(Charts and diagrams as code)
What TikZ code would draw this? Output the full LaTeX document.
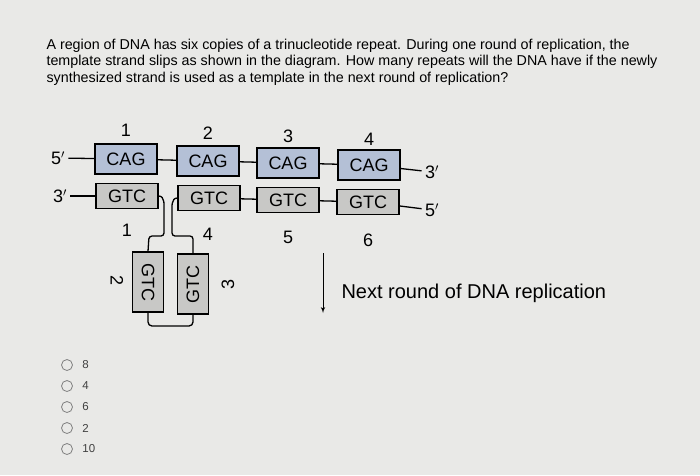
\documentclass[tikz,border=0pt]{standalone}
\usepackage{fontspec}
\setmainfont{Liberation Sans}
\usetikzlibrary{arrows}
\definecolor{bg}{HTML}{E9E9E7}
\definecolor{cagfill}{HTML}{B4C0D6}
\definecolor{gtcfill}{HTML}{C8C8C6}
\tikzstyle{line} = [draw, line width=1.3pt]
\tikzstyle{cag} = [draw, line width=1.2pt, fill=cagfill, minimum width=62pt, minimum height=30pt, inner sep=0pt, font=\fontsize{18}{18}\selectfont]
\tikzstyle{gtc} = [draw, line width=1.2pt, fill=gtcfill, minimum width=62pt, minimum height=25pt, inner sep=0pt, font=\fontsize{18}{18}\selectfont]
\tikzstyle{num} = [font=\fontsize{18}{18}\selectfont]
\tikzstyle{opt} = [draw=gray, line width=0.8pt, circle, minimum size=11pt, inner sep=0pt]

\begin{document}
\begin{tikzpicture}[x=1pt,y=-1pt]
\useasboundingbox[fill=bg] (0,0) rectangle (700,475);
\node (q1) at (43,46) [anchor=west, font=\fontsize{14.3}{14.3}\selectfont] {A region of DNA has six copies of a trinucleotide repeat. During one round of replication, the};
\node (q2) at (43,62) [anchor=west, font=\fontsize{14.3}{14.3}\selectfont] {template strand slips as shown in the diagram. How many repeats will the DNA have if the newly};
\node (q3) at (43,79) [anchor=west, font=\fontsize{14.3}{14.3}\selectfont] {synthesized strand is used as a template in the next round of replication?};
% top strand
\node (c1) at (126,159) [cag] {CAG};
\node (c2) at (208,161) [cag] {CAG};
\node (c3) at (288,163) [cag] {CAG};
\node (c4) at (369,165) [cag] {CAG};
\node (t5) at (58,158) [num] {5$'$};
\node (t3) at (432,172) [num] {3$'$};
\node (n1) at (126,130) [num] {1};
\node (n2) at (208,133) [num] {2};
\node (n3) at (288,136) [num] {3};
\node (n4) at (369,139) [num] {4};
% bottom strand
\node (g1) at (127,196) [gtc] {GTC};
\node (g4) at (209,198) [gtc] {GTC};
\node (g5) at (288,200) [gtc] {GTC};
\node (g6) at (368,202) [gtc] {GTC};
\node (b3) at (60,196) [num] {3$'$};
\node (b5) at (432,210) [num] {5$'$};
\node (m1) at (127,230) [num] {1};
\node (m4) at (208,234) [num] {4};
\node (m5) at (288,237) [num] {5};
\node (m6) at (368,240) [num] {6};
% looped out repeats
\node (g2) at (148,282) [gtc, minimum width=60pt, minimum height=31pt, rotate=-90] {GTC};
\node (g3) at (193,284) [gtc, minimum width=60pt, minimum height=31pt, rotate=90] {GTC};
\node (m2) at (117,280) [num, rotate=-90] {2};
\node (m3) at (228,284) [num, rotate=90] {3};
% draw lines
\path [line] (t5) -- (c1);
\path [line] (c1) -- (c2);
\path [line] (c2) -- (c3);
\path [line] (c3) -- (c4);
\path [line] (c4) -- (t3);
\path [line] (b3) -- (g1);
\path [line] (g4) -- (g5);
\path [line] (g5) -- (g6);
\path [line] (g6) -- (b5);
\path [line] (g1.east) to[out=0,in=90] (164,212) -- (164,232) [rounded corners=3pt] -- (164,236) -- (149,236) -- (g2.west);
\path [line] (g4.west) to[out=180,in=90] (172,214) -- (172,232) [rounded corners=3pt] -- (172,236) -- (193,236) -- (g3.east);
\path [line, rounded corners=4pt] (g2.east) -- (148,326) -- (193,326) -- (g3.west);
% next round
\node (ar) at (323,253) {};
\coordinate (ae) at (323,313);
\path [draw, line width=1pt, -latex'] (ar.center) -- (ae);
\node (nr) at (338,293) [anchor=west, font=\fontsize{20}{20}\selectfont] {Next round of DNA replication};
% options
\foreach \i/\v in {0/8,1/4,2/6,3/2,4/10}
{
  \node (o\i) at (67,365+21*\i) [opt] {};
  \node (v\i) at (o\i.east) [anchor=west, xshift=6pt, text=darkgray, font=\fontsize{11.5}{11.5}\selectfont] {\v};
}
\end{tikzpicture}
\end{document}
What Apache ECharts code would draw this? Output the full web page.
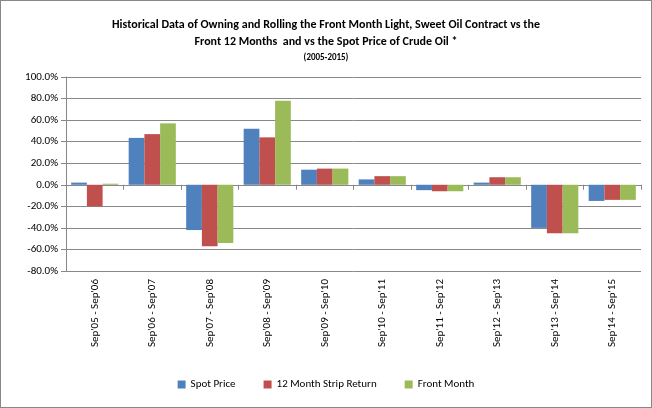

| Task to carry out |
Look over the listing above. Pick out and copy every line that includes "would".

| Task output |
What TikZ code would draw this? Output the full LaTeX document.
What Apache ECharts code would draw this? Output the full web page.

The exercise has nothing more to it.